By Raul Dominguez ,AP
SAN ANTONIO — When it was all over, when the San Antonio Spurs had let their fifth championship slip through their fingers and succumbed to the Miami Heat in a classic seven-game NBA Finals, Manu Ginobili just needed to get away. And he wasn’t sure he was coming back.
He was a pending free agent, coming off one of his most challenging seasons yet and staring his 36th birthday right in the face.
Ginobili sought an escape in the crystal waters and the coral reefs of the Turks and Caicos Islands of the Caribbean, but even paradise can be spoiled when the baggage you packed includes a heavy heart.
The Spurs were five seconds away from winning their fifth NBA title in as many attempts, but a pair of missed rebounds followed by gut-wrenching 3-pointers helped Miami win Game 6 in overtime, and the Heat closed out their second straight championship two days later.
The losses were heartbreaking, especially Game 6, and no one took it worse than Ginobili. Not even a family holiday swimming with his twin sons could make the team’s emotional shooting guard forget what might have been.
“It could have been easier if every single waiter and employee and visitor of that hotel hadn’t watched the finals,” Ginobili said. “Everybody wanted to tell you that they watched it and appreciated what you did and say something about the game. I really appreciated it, (but) I really didn’t appreciate it, but I understood it. It made me remember a lot more than I wanted.”
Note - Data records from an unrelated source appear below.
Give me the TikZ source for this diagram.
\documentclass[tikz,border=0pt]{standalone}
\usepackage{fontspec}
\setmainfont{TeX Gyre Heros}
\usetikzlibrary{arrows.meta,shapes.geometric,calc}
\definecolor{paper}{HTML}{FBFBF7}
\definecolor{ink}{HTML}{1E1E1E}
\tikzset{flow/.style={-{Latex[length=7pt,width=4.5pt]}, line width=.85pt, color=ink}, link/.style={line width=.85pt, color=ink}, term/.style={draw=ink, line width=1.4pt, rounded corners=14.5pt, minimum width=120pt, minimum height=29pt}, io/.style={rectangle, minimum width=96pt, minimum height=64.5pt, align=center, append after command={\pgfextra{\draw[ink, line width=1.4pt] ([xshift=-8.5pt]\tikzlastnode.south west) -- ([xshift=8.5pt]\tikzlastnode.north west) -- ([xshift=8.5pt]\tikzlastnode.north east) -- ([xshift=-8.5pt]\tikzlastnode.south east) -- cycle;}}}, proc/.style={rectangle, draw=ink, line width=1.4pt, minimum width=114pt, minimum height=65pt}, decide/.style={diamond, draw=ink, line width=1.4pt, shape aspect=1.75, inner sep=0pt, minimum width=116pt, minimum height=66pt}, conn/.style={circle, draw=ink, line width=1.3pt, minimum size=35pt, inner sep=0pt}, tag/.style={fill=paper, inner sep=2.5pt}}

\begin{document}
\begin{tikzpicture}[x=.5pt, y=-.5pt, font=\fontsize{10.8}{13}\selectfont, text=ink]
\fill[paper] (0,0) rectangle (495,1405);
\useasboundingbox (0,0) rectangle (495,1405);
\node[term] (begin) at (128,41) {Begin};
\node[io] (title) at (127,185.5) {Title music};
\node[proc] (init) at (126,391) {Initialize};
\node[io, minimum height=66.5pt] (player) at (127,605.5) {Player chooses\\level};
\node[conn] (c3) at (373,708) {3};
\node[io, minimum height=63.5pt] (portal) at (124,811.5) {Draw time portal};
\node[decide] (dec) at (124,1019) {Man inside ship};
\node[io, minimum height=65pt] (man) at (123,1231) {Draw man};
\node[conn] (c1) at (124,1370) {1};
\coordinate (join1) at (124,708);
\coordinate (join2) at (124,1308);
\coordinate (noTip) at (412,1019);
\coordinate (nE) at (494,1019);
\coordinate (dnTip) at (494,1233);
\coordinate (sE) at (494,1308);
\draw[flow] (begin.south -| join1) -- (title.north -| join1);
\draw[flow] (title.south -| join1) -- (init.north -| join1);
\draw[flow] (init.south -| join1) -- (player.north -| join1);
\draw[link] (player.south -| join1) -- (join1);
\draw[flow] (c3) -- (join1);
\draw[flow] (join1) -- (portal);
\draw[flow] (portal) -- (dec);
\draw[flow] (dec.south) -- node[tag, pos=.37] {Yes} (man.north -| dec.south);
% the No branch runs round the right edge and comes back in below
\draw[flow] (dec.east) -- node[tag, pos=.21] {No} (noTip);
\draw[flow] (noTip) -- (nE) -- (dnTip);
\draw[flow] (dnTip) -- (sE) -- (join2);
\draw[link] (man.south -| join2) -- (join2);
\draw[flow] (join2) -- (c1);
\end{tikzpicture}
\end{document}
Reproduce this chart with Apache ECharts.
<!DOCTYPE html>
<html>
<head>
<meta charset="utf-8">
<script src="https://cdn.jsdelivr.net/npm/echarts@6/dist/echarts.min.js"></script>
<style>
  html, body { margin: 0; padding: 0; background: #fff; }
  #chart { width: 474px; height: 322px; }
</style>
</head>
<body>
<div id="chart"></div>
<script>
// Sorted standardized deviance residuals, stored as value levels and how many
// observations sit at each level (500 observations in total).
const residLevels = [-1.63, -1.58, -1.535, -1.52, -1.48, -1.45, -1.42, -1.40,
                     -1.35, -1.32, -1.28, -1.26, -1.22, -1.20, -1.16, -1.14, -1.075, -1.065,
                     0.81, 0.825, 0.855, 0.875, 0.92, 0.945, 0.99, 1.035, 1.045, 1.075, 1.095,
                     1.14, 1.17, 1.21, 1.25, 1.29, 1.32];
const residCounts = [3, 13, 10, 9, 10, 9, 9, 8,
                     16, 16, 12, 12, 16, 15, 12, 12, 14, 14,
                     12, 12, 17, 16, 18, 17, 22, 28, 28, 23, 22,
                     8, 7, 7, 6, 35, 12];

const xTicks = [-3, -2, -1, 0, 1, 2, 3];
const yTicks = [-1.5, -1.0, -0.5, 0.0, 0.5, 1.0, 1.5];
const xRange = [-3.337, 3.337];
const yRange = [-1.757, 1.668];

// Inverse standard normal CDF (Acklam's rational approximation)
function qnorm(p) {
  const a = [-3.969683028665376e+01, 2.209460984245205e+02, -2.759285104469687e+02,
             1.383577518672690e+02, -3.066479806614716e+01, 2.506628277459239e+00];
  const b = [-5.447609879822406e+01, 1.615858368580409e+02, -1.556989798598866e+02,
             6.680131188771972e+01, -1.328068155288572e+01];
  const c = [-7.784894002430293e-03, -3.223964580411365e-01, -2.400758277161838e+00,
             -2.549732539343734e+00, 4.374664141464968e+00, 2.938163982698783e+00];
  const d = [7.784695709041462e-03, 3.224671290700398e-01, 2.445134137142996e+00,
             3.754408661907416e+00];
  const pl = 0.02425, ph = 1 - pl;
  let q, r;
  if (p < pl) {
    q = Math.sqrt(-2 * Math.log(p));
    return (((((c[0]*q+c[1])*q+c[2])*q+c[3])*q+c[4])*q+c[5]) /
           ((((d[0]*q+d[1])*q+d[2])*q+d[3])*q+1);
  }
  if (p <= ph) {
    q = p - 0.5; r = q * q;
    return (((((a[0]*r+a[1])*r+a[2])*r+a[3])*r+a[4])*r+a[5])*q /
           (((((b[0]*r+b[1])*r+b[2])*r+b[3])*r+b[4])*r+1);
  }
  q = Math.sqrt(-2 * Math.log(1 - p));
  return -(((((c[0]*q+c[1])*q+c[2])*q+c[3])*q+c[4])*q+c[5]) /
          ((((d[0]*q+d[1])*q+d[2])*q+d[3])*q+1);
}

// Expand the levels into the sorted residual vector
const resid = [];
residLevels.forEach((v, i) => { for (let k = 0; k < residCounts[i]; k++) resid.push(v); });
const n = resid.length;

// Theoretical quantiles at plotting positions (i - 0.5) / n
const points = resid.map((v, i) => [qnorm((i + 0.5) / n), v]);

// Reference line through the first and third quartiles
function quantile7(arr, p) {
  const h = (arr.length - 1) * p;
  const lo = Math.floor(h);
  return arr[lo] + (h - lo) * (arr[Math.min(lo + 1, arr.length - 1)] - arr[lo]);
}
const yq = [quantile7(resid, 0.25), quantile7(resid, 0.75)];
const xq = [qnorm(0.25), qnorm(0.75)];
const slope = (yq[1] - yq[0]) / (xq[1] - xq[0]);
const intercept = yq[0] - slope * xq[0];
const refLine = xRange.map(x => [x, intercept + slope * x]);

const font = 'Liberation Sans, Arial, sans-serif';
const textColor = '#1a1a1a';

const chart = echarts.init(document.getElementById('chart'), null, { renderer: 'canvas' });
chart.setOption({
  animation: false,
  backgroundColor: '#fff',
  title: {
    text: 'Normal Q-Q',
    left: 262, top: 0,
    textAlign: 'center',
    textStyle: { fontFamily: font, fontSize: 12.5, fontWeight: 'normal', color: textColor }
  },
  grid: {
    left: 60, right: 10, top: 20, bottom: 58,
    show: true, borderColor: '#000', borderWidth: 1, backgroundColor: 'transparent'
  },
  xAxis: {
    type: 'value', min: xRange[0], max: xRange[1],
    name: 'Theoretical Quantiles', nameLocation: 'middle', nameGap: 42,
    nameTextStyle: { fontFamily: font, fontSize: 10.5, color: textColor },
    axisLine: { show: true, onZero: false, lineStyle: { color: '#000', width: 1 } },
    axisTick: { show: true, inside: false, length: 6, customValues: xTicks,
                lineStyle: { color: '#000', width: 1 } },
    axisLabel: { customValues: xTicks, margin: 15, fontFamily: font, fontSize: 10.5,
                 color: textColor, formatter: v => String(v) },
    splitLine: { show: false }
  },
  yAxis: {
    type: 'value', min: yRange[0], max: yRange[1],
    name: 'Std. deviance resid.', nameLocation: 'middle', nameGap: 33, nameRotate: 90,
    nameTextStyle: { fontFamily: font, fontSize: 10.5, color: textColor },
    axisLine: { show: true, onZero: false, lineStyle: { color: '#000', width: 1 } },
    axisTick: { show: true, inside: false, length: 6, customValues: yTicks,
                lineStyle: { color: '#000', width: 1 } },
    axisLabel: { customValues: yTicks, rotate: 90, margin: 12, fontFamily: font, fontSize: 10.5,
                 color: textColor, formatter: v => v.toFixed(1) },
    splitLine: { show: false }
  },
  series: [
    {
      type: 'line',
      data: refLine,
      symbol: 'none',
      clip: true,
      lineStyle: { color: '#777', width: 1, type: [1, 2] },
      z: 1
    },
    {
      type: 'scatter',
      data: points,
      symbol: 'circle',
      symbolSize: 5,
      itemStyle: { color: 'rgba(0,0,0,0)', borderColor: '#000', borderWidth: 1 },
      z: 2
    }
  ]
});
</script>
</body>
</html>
The Argentine magician has always been the heartbeat of these cold, calculating Spurs, bringing a human element to a machine-like organization and piling up victories along the way. But injuries caused him to miss 22 games in the regular season last year, and he was rarely able to summon the dynamic verve and uncanny playmaking that made him a fan favorite in San Antonio.
He shot under 40 percent in the postseason and had eight turnovers in Game 6 of the finals, when the Spurs were up five points and 20 seconds from closing the series out when the Heat rallied to win it. And when the series was over, he was the only member of the Spurs’ star trio that didn’t immediately vow to come back in 2014.
Given his lengthy history of injuries and erratic performance in the playoffs, Ginobili wasn’t sure if the Spurs wanted him back. It took Spurs general manager RC Buford less than six minutes on July 1 when the market opened to tell Ginobili that he was wanted and needed.
“That’s all I wanted to hear,” said Ginobili, who signed a two-year, US$14.5 million deal. “After the finals, (I wanted to know and) understand they really wanted me back. Once I heard that, I said, ‘OK.”’
And Ginobili truly appears to be back.
He is averaging team-highs with 12.5 points, 3.5 assists and 2.5 steals in 21 minutes per game in the preseason. He is once again charging headfirst to the basket for layups and dunks and firing passes to teammates — and occasionally to unsuspecting fans in the first few rows.
“To me, Manu was the best,” said Italian swingman Marco Belinelli, who signed with the Spurs this summer. “This guy can do everything, in Europe and America.”